How the landlord holds your deposit matters. About 15 states require landlords to keep security deposits in separate, interest-bearing accounts and pay the accrued interest back to you. Even where the law doesn’t require a separate account, the deposit remains your money, held in trust for the purpose of covering unpaid rent or damage beyond normal wear and tear when you move out.
When you leave, state law dictates how quickly the landlord must return the deposit or provide an itemized statement of deductions. Return deadlines range from 14 to 30 days in most states, though a few allow up to 60 days. If the landlord misses the deadline or fails to provide a proper accounting, many states penalize the landlord by awarding you double or even triple the deposit amount. Keep your lease, your move-in inspection report, and any photos documenting the condition of the unit, because that paperwork is your strongest evidence in a deposit dispute.
Expect to bring the first month’s rent and the full security deposit to the lease signing. Most landlords require certified funds like a cashier’s check, money order, or verified electronic transfer rather than a personal check. This protects the landlord against bounced payments before handing over access to the property. Get a receipt for every dollar you pay.
This is the single most overlooked step in the entire process, and skipping it costs tenants real money.
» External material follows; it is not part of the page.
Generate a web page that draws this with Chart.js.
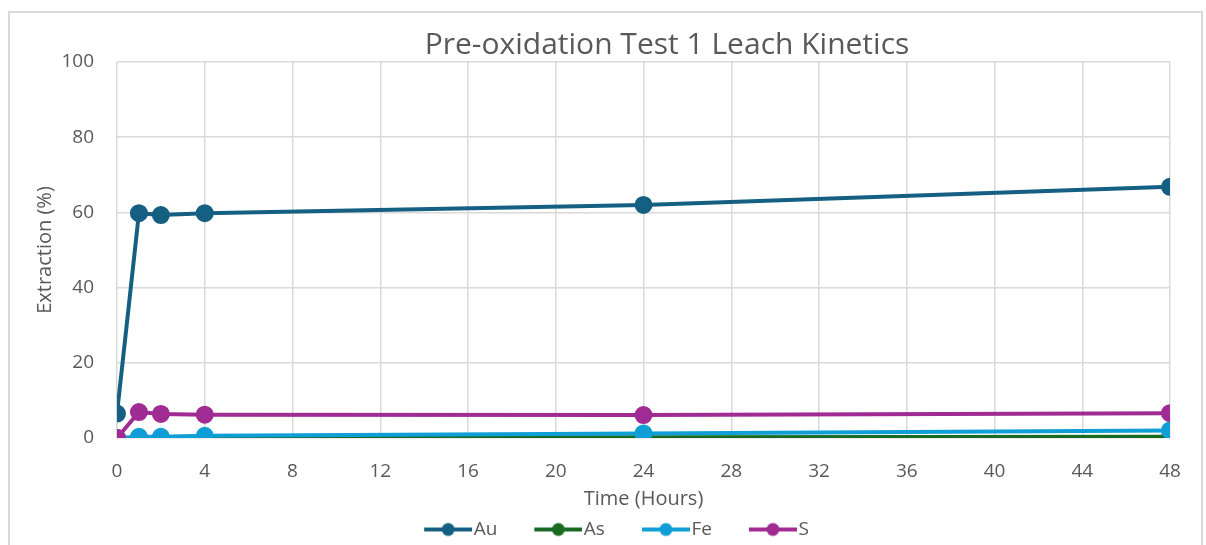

Before you unpack a single box, walk through the unit with a checklist and document every existing flaw: scuffed walls, stained carpet, cracked tiles, scratched countertops, malfunctioning outlets. Photograph each room from multiple angles, including the inside of closets, appliances, and under sinks. Some states legally require landlords to provide a written condition checklist at move-in, and in those states, a landlord who skips the inspection may lose the right to withhold any portion of your deposit later.
Even where no law mandates it, a signed inspection report protects you. If the landlord tries to charge you for damage that existed before you moved in, dated photos and a checklist signed by both parties shut that argument down. Send a copy of the completed checklist to the landlord by email the same day so you have a timestamped record.
Your lease tells you which utilities you’re responsible for. Contact each provider at least two weeks before your move-in date to set up accounts in your name. You’ll typically need your lease agreement and photo ID to establish service. Some landlords won’t hand over the keys until you show confirmation that utilities have been transferred, so don’t leave this for moving day. Keep confirmation emails or screenshots as proof that the accounts are active and in your name.
Once your utilities are running, the inspection is signed, and the lease is executed, the landlord hands you the keys. At that point, the unit is yours, and the obligations of the lease run both ways. Hold onto every document from the process: the signed lease, the move-in inspection, deposit receipts, and the adverse action notice if you were denied elsewhere. These records protect you for the duration of your tenancy and well beyond it.